With that, let us see an example that uses a union to hold various values for tax types for a painting. The example uses a union painting_tax that contains various storage types reflecting taxes and commissions. Next, it also uses an enum of tax_type to indicate each of the types. The example also prints address of various union members.
#include <stdio.h> #include <string.h> typedef union painting_tax { char tax_code[8]; double commission; int city_tax; } painting_tax_t; typedef enum tax_type { TAX_CODE, COMMISSION, CITY_TAX } tax_type_t; void print_tax (painting_tax_t *tax, tax_type_t type) { switch (type) { case TAX_CODE: printf("The Tax code is %s (Address: %p)\n", tax->tax_code, &tax->tax_code); break; case COMMISSION: printf("The Commission is %f (Address: %p)\n", tax->commission, &tax->commission); break; case CITY_TAX: printf("The City tax is %d (Address: %p)\n", tax->city_tax, &tax->city_tax); break; default: printf("Error: unknown category\n"); break; } } int main () { painting_tax_t tax; tax_type_t type; printf("The sizeof painting_tax_t is %d (Address: %p)\n", sizeof(tax), &tax); type = TAX_CODE; strcpy(tax.tax_code, "TXC-101"); print_tax(&tax, type); type = COMMISSION; tax.commission = 9.25; print_tax(&tax, type); type = CITY_TAX; tax.city_tax = 10; print_tax(&tax, type); /* It is an error to not update the type variable */ strcpy(tax.tax_code, "TXC-101"); print_tax(&tax, type); return 0; }
The output demonstrates that each time we call print_tax(), it prints the corresponding value as dictated by the variable type.

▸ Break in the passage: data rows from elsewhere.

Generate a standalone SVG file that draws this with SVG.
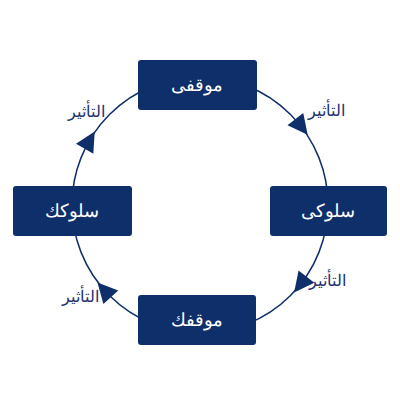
<svg xmlns="http://www.w3.org/2000/svg" width="400" height="400" viewBox="0 0 400 400">
<style>
.box{fill:#0f2f6b;}
.bt{fill:#ffffff;font-family:"DejaVu Serif","Noto Sans",serif;font-size:18px;text-anchor:middle;}
.lbl{fill:#1c2f6e;font-family:"DejaVu Serif","Noto Sans",serif;font-size:16px;text-anchor:middle;}
.ring{fill:none;stroke:#0f2f6b;stroke-width:1.5;}
.ah{fill:#0f2f6b;}
</style>
<defs>
<polygon id="arw" points="11,0 -9,-10 -9,10"/>
</defs>
<rect width="400" height="400" fill="#ffffff"/>
<g id="connectors">
<circle class="ring" cx="200" cy="205" r="128"/>
<use href="#arw" class="ah" transform="translate(300.9,126.2) rotate(52)"/>
<use href="#arw" class="ah" transform="translate(300.9,283.8) rotate(128)"/>
<use href="#arw" class="ah" transform="translate(104.8,290.6) rotate(228)"/>
<use href="#arw" class="ah" transform="translate(89.2,141) rotate(300)"/>
<text class="lbl" x="326" y="116">التأثير</text>
<text class="lbl" x="327" y="286">التأثير</text>
<text class="lbl" x="80" y="302">التأثير</text>
<text class="lbl" x="86" y="117">التأثير</text>
</g>
<g id="node-top">
<rect class="box" x="138" y="60" width="119" height="50" rx="3"/>
<text class="bt" x="197" y="91">موقفی</text>
</g>
<g id="node-right">
<rect class="box" x="270" y="186" width="117" height="50" rx="3"/>
<text class="bt" x="328" y="217">سلوکی</text>
</g>
<g id="node-bottom">
<rect class="box" x="138" y="295" width="118" height="50" rx="3"/>
<text class="bt" x="197" y="326">موقفك</text>
</g>
<g id="node-left">
<rect class="box" x="13" y="186" width="119" height="50" rx="3"/>
<text class="bt" x="72" y="217">سلوكك</text>
</g>
</svg>
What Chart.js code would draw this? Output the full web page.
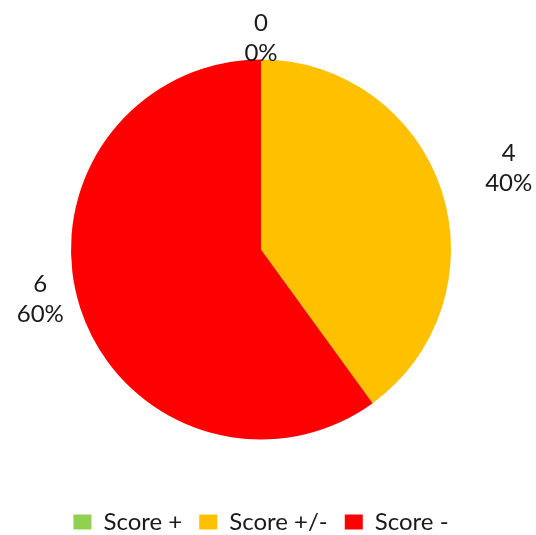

Also, for the last case, when we update the value of tax_code but do not update the type to TAX_CODE, print_tax() incorrectly prints the value of tax_code.
The sizeof painting_tax_t is 8 (Address: 0xbff16734) The Tax code is TXC-101 (Address: 0xbff16734) The Commission is 9.250000 (Address: 0xbff16734) The City tax is 10 (Address: 0xbff16734) The City tax is 759388244 (Address: 0xbff16734)
The output also shows that the size of the union is 8, which equals the size of the tax_code or the commission. Lastly, when we print the address of the union or its values, they all point to the same memory location.